As Marvels (2023) - Crítica
Provavelmente não intencional, há um fenômeno metalinguístico interessante em As Marvels: quando as três protagonistas, Carol Danvers, Monica Rambeau e Kamala Khan começam a trocar de posição no espaço-tempo devido a uma sincronia não planejada, elas se mostram irritadas, confusas e contrariadas, muitas vezes gerando momentos inconvenientes e perigosos em seus contextos. Não há como o público não se identificar com tal cenário, ao menos qualquer um que não seja obcecado e fã afoito do MCU. Tanto em relação aos personagens quanto a condição qual estão inseridos, são muitos os nomes que surgem em tela, em papeis de protagonismo, que jamais foram introduzidos dentro dos filmes do estúdio, relegados a papeis em séries próprias ou, até pior, coadjuvantes de outras figuras. Que o filme já inicie acelerado e em ação somente corrobora para que o espectador se sinta entrando diretamente numa montanha-russa em movimento, sem compreender como foi parar ali e o que é tudo ao redor.
Vindo de um período conturbado e decadente que sucinta discussões sobre seu fim, o MCU amarga fracassos de público, crítica e até no comportamento de atores. Sobrecarregados de conteúdos abaixo do medíocre em planos multimídia, a saturação do gênero surge no horizonte e não há como rejeitar a confirmação de uma autossabotagem por como tudo tem sido organizado no pós-Ultimato.
Se o tal do Multiverso parecia promissor perante tantas possibilidades, ele tem somente se revelado uma cacofonia desgovernada e incontrolável narrativamente, com a Marvel desenhando inúmeras linhas temporais e deixando em aberto uma miríade infindável de arcos e perguntas sem respostas que parecem não colidir para um mesmo fim, como foi na saga do Infinito, onde poderíamos perceber uma linearidade nos longas individuais. Muitos são os pedidos de filmes mais autocentrados e que não precisem se emaranhar numa narrativa mais complexa e megalomaníaca, porém, o que tem sido visto na Marvel são histórias que buscam se entrelaçar sem nenhuma coerência textual dentro disto, formando um quebra-cabeças desinteressante, anárquico e que não se encaixa.
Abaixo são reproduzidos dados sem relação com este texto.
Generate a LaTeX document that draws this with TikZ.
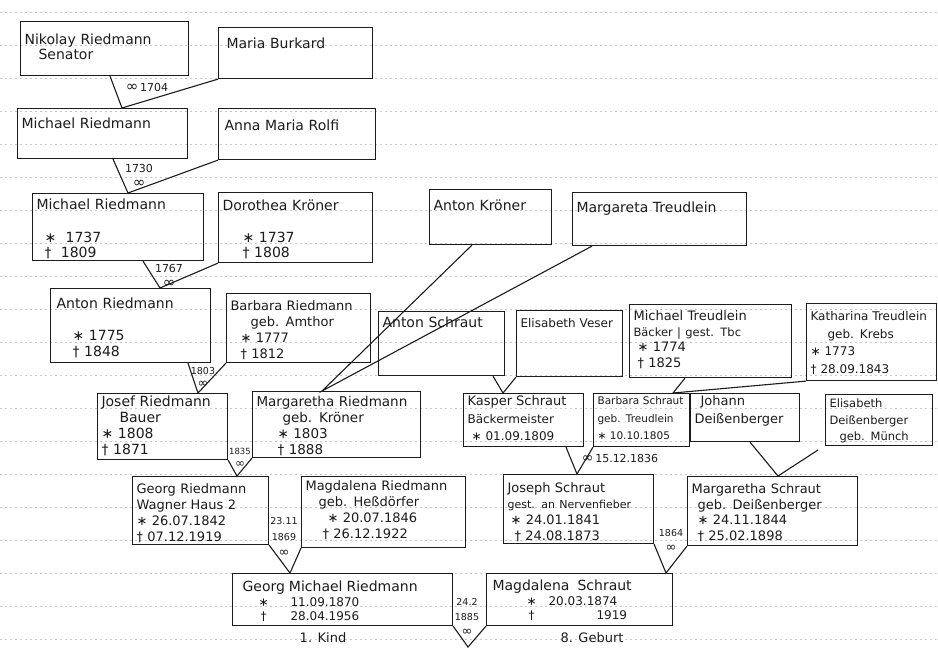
\documentclass[tikz,border=0pt]{standalone}
\usepackage{fontspec}
\setmainfont{DejaVu Sans}
\usepackage{tikz}
\usetikzlibrary{calc}
\definecolor{ink}{RGB}{28, 28, 28}
\definecolor{paperline}{RGB}{200, 200, 200}

\tikzset{
  person/.style={draw=ink, line width=1.1pt, anchor=north west, inner xsep=4pt, inner ysep=2pt,
                 align=left, text=ink, text height=15pt, font=\fontsize{13}{16}\selectfont},
  wedding/.style={draw=ink, line width=1.1pt},
  year/.style={text=ink, inner sep=0pt, align=center, font=\fontsize{9.5}{15}\selectfont},
  notebook/.style={draw=paperline, line width=0.6pt, dash pattern=on 2pt off 3pt}
}

\begin{document}
\begin{tikzpicture}[x=1pt, y=-1pt]
            \useasboundingbox                                            (0,0) rectangle (938,657);
            \fill[white]                                                  (0,0) rectangle (938,657);
            \foreach \y in {12,45,...,639}
                \draw[notebook] (0,\y) -- (938,\y);

            \node[person, text width=160, text height=21, text depth=29, font=\fontsize{14}{15}\selectfont] (nikolay)          at ( 20, 21) {Nikolay Riedmann\\\hspace*{14pt}Senator};
            \node[person, text width=146, text height=19, text depth=28, font=\fontsize{14}{15}\selectfont] (mariaBurkard)     at (218, 27) {\hspace*{4pt}Maria Burkard};
            \node[person, text width=162, text height=18, text depth=28, font=\fontsize{14}{15}\selectfont] (michaelSen)       at ( 17,108) {Michael Riedmann};
            \node[person, text width=149, text height=20, text depth=27, font=\fontsize{14}{15}\selectfont] (annaMaria)        at (218,108) {\hspace*{2pt}Anna Maria Rolfi};
            \node[person, text width=163, text height=14, text depth=49, font=\fontsize{14}{15}\selectfont] (michaelJun)       at ( 32,193) {Michael Riedmann\\[18pt]\hspace*{8pt}∗\ \ 1737\\\hspace*{8pt}†\ \ 1809};
            \node[person, text width=146, text height=16, text depth=50, font=\fontsize{14}{15}\selectfont] (dorothea)         at (218,192) {Dorothea Kröner\\[17pt]\hspace*{20pt}∗\ 1737\\\hspace*{20pt}†\ 1808};
            \node[person, text width=152, text height=18, text depth=52, font=\fontsize{14}{16}\selectfont] (antonRied)        at ( 50,288) {\hspace*{2pt}Anton Riedmann\\[16pt]\hspace*{18pt}∗\ 1775\\\hspace*{18pt}†\ 1848};
            \node[person, text width=136, text height=15, text depth=50]                                      (barbaraAmthor)    at (226,293) {Barbara Riedmann\\\hspace*{20pt}geb. Amthor\\\hspace*{10pt}∗\ 1777\\\hspace*{10pt}†\ 1812};
            \node[person, text width=114, text height=19, text depth=32, font=\fontsize{14}{15}\selectfont] (antonKroener)     at (429,189) {Anton Kröner};
            \node[person, text width=166, text height=18, text depth=31, font=\fontsize{14}{15}\selectfont] (margaretaTreu)    at (572,192) {Margareta Treudlein};
            \node[person, text width=118, text height=14, text depth=46, font=\fontsize{14}{15}\selectfont] (antonSchraut)     at (378,311) {Anton Schraut};
            \node[person, text width= 98, text height=15, text depth=47, font=\fontsize{12}{15}\selectfont] (elisabethVeser)   at (516,310) {Elisabeth Veser};
            \node[person, text width=154, text height=14, text depth=55, font=\fontsize{13}{15.5}\selectfont] (michaelTreu)    at (629,304) {Michael Treudlein\\{\fontsize{11.5}{15.5}\selectfont Bäcker | gest. Tbc}\\\hspace*{4pt}∗\ 1774\\\hspace*{4pt}†\ 1825};
            \node[person, text width=122, text height=15, text depth=58, font=\fontsize{12}{17.5}\selectfont] (katharina)      at (806,303) {Katharina Treudlein\\\hspace*{17pt}geb. Krebs\\∗\ 1773\\†\ 28.09.1843};
            \node[person, text width=122, text height=11, text depth=51, font=\fontsize{14}{16}\selectfont] (josef)            at ( 97,393) {Josef Riedmann\\\hspace*{18pt}Bauer\\∗\ 1808\\†\ 1871};
            \node[person, text width=160, text height=13, text depth=49, font=\fontsize{13.5}{16}\selectfont] (margarethaKroener) at (252,391) {Margaretha Riedmann\\\hspace*{26pt}geb. Kröner\\\hspace*{21pt}∗\ 1803\\\hspace*{21pt}†\ 1888};
            \node[person, text width=112, text height=10, text depth=39, font=\fontsize{12}{17.5}\selectfont] (kasper)         at (463,393) {{\fontsize{13}{17.5}\selectfont Kasper Schraut}\\Bäckermeister\\\hspace*{4pt}∗\ 01.09.1809};
            \node[person, text width= 88, text height= 9, text depth=40, font=\fontsize{10.5}{17.5}\selectfont] (barbaraTreu)  at (593,393) {Barbara Schraut\\geb. Treudlein\\∗\ 10.10.1805};
            \node[person, text width=101, text height=10, text depth=34, font=\fontsize{13}{18}\selectfont] (johann)           at (690,393) {\hspace*{6pt}Johann\\Deißenberger};
            \node[person, text width= 99, text height=11, text depth=36, font=\fontsize{11.5}{16.5}\selectfont] (elisabethMuench) at (825,394) {Elisabeth\\Deißenberger\\\hspace*{10pt}geb. Münch};
            \node[person, text width=128, text height=15, text depth=49]                                      (georg)            at (132,476) {Georg Riedmann\\Wagner Haus 2\\∗\ 26.07.1842\\†\ 07.12.1919};
            \node[person, text width=156, text height=12, text depth=55]                                      (magdalenaHess)    at (301,476) {Magdalena Riedmann\\\hspace*{13pt}geb. Heßdörfer\\\hspace*{22pt}∗\ 20.07.1846\\\hspace*{17pt}†\ 26.12.1922};
            \node[person, text width=142, text height=16, text depth=49]                                      (joseph)           at (503,474) {Joseph Schraut\\{\fontsize{11}{16}\selectfont gest. an Nervenfieber}\\\hspace*{3pt}∗\ 24.01.1841\\\hspace*{7pt}†\ 24.08.1873};
            \node[person, text width=162, text height=15, text depth=50, font=\fontsize{13}{15.5}\selectfont] (margarethaDeiss) at (687,476) {Margaretha Schraut\\\hspace*{6pt}geb. Deißenberger\\\hspace*{6pt}∗\ 24.11.1844\\\hspace*{6pt}†\ 25.02.1898};
            \node[person, text width=212, text height=16, text depth=32, font=\fontsize{12}{14.5}\selectfont] (georgMichael)   at (232,573) {{\fontsize{14}{14.5}\selectfont\hspace*{6pt}Georg Michael Riedmann}\\\hspace*{22pt}∗\hspace{22pt}11.09.1870\\\hspace*{24pt}†\hspace{24pt}28.04.1956};
            \node[person, text width=178, text height=15, text depth=33, font=\fontsize{12}{14.5}\selectfont] (magdalenaSchraut) at (486,573) {{\fontsize{14}{14.5}\selectfont\hspace*{2pt}Magdalena\ \ Schraut}\\\hspace*{36pt}∗\hspace{12pt}20.03.1874\\\hspace*{38pt}†\hspace{62pt}1919};

            \coordinate (nextGen)   at (468,647);
            \coordinate (muenchEnd) at (818,450);

            \draw[wedding] ([xshift= 90]nikolay.south west)      -- ([xshift=105]michaelSen.north west)        -- (mariaBurkard.south west);
            \draw[wedding] ([xshift= 96]michaelSen.south west)   -- ([xshift= 96]michaelJun.north west)        -- (annaMaria.south west);
            \draw[wedding] ([xshift=111]michaelJun.south west)   -- ([xshift=110]antonRied.north west)         -- (dorothea.south west);
            \draw[wedding] ([xshift=138]antonRied.south west)    -- ([xshift=101]josef.north west)             -- (barbaraAmthor.south west);
            \draw[wedding] ([xshift= 43]antonKroener.south west) -- ([xshift= 70]margarethaKroener.north west) -- ([xshift= 20]margaretaTreu.south west);
            \draw[wedding] ([xshift=115]antonSchraut.south west) -- ([xshift= 40]kasper.north west)            -- (elisabethVeser.south west);
            \draw[wedding] ([xshift= 56]michaelTreu.south west)  -- ([xshift= 80]barbaraTreu.north west)       -- (katharina.south west);
            \draw[wedding] (josef.south east)                    -- ([xshift=105]georg.north west)             -- (margarethaKroener.south west);
            \draw[wedding] ([xshift=103]kasper.south west)       -- ([xshift= 74]joseph.north west)            -- (barbaraTreu.south west);
            \draw[wedding] ([xshift= 60]johann.south west)       -- ([xshift= 91]margarethaDeiss.north west)   -- (muenchEnd);
            \draw[wedding] (georg.south east)                    -- ([xshift= 58]georgMichael.north west)      -- (magdalenaHess.south west);
            \draw[wedding] (joseph.south east)                   -- ([xshift=180]magdalenaSchraut.north west)  -- (margarethaDeiss.south west);
            \draw[wedding] (georgMichael.south east)             -- (nextGen)                                  -- (magdalenaSchraut.south west);

            \node[year, font=\fontsize{11}{13}\selectfont]            (y1704) at (147, 87) {{\fontsize{15}{13}\selectfont ∞}\,1704};
            \node[year, font=\fontsize{11}{15}\selectfont]            (y1730) at (139,176) {1730\\{\fontsize{15}{15}\selectfont ∞}};
            \node[year, font=\fontsize{11}{15}\selectfont]            (y1767) at (169,276) {1767\\{\fontsize{15}{15}\selectfont ∞}};
            \node[year, font=\fontsize{9.5}{13}\selectfont]           (y1803) at (203,377) {1803\\{\fontsize{13}{13}\selectfont ∞}};
            \node[year, font=\fontsize{8.5}{13}\selectfont]           (y1835) at (240,458) {1835\\{\fontsize{12}{13}\selectfont ∞}};
            \node[year, font=\fontsize{11}{13}\selectfont]            (y1836) at (620,458) {{\fontsize{14}{13}\selectfont ∞}\,15.12.1836};
            \node[year, font=\fontsize{9.5}{16}\selectfont]           (y1869) at (284,537) {23.11\\1869\\{\fontsize{13}{16}\selectfont ∞}};
            \node[year]                                               (y1864) at (671,540) {1864\\{\fontsize{13}{15}\selectfont ∞}};
            \node[year]                                               (y1885) at (467,617) {24.2\\1885\\{\fontsize{13}{15}\selectfont ∞}};
            \node[year, font=\fontsize{13}{15}\selectfont]            (kind)   at (323,638) {1. Kind};
            \node[year, font=\fontsize{13}{15}\selectfont]            (geburt) at (592,638) {8. Geburt};
\end{tikzpicture}
\end{document}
E quando se perde a mera compreensão, empatia e noção do que se passa em tela, numa película tão acelerada e objetiva, perde-se o lúdico e a conexão. Sem o lúdico, pouco se salva em um filme da Marvel. Quando pensamos no desenvolvimento dos personagens "clássicos" do MCU, Stark e Rogers, especialmente, temos mais de uma década de construção, através de tantos filmes, mas sempre expostos na própria tela. Em As Marvels, somente Carol Danvers possui mais repertório, ainda assim, especialmente como coadjuvante, enquanto as outras duas figuras centrais à trama são oriundas de séries que não se pode exigir comprometimento do espectador. Essa exigência de consumo para um material prévio, cuja intenção seria aprofundar os lucros e a mitologia do universo, é tão somente, e claramente, uma autossabotagem que superficializa tal universo, enfraquecendo suas histórias e personagens.
O que dizer em As Marvels, cujo cerne discute genocídio planetário, companheirismo e sororidade, algo bastante premente em ambas vertentes, seja pela argumentação pelo feminismo, seja pela questão humanitária, que poderia até conversar com a questão palestina. O que Nia DaCosta e equipe fazem é covardemente esvaziar tal problemática após somente sugeri-las, como alicerces dispensáveis de um trama que anda pra frente sem preocupações com o que deixa pelo meio.
Ao fim, As Marvels soa como um produto pasteurizado e feito por um IA, tanto quanto o Império Kree (aí outra metalinguagem curiosa e hipócrita). Um acréscimo robotizado e forçado para preencher catálogo e tentar introduzir algum conceito para o futuro do MCU. A Marvel sempre teve filmes com tal impressão, somente descartáveis para algo maior. Anteriormente, eram em menor grau, esquecíveis, mas não desprezíveis. A norma atual, entretanto, parece a segunda opção. E nem mesmo o tal destino parece visível ou promissor. Scorsese nunca esteve tão certo.